What needs to be done – Pick out each line of the records that includes the string "single", and copy it.

-- Begin Input for this task --

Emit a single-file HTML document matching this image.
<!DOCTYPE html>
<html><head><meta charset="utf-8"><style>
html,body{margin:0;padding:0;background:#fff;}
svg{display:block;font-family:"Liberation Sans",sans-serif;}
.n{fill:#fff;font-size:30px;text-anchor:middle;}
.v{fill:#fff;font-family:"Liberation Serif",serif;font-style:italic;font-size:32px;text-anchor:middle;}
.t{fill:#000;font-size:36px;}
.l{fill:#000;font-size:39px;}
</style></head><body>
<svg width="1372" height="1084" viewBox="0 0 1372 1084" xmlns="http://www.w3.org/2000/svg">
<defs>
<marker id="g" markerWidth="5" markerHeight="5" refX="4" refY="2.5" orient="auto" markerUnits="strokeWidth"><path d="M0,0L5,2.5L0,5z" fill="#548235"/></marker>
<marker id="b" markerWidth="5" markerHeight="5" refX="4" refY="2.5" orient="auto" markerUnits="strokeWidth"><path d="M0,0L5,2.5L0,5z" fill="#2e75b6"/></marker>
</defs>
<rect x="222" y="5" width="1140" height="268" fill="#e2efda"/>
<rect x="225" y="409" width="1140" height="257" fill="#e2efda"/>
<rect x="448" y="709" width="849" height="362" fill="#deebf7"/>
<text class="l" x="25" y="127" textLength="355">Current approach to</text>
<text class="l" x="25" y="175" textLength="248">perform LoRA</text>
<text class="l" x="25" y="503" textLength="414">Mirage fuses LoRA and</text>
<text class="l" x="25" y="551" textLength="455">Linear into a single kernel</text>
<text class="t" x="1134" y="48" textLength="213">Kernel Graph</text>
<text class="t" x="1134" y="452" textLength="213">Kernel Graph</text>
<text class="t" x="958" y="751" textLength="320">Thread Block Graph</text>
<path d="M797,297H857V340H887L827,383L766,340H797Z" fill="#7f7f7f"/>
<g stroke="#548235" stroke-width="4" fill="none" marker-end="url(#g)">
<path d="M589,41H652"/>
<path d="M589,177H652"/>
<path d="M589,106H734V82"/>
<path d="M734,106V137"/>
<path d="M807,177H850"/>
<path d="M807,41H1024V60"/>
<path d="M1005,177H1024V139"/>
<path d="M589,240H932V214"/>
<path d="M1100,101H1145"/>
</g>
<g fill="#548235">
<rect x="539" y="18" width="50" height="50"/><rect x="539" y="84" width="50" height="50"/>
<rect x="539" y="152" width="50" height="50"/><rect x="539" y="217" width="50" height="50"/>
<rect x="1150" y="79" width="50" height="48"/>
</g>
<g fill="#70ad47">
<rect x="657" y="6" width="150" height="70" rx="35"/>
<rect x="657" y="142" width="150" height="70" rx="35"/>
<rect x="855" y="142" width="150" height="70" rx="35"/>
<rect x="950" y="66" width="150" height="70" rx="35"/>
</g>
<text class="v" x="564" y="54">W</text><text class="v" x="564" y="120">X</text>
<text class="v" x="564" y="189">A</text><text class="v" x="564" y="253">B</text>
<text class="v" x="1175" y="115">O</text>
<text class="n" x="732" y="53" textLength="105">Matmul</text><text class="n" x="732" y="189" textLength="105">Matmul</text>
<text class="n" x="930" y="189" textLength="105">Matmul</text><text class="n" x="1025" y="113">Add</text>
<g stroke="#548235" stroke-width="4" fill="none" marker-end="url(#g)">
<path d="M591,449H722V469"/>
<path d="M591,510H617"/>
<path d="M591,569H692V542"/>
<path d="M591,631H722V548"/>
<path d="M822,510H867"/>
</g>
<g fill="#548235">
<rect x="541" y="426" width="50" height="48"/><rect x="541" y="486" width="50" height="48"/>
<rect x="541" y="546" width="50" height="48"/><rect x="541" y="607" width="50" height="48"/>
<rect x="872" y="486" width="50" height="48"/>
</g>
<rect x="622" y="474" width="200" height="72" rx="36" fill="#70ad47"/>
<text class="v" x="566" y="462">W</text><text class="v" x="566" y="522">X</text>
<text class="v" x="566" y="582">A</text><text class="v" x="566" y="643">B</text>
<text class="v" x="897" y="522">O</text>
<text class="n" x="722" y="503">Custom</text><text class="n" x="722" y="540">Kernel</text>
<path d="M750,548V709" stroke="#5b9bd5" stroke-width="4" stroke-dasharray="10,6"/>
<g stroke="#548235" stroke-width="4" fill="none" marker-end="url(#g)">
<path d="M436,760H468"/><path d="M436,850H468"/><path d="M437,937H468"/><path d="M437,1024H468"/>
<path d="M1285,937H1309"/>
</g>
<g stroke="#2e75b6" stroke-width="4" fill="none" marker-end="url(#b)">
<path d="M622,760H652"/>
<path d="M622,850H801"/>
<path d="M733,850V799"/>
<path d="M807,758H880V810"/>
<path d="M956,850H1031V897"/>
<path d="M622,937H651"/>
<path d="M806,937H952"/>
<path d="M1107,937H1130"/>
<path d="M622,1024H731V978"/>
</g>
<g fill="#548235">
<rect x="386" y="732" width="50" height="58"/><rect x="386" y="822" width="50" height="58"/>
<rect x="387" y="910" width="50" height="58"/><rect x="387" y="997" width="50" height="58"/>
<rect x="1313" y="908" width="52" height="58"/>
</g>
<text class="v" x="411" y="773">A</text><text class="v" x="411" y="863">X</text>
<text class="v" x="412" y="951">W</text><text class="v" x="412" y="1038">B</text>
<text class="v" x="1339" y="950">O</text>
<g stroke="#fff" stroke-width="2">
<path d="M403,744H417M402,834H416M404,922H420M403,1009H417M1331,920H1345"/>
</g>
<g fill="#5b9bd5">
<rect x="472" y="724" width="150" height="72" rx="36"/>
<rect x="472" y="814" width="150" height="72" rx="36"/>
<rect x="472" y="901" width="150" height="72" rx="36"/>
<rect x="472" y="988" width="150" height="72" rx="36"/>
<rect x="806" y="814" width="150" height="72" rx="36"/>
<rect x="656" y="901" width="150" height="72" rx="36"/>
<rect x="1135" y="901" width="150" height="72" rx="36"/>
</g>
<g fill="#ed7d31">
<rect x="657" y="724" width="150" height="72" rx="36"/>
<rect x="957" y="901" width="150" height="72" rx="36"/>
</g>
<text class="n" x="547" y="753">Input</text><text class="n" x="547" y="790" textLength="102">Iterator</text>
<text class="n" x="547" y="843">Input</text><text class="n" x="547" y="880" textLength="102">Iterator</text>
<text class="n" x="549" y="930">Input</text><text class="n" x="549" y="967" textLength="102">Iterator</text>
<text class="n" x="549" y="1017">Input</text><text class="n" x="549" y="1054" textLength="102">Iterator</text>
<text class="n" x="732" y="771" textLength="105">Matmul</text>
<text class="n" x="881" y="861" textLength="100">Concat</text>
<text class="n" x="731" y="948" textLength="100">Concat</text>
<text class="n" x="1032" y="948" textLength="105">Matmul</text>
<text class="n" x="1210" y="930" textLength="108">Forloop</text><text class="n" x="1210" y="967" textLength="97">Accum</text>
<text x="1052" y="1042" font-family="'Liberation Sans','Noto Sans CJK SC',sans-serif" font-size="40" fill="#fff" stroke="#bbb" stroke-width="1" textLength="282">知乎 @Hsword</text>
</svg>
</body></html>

-- End Input for this task --
-- Begin Input for this task --

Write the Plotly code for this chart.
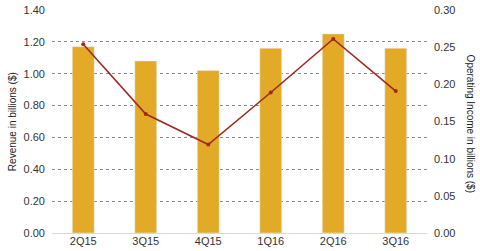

-- End Input for this task --

Exercise answer –
Emit a single-file HTML document matching this image.
<text class="l" x="25" y="551" textLength="455">Linear into a single kernel</text>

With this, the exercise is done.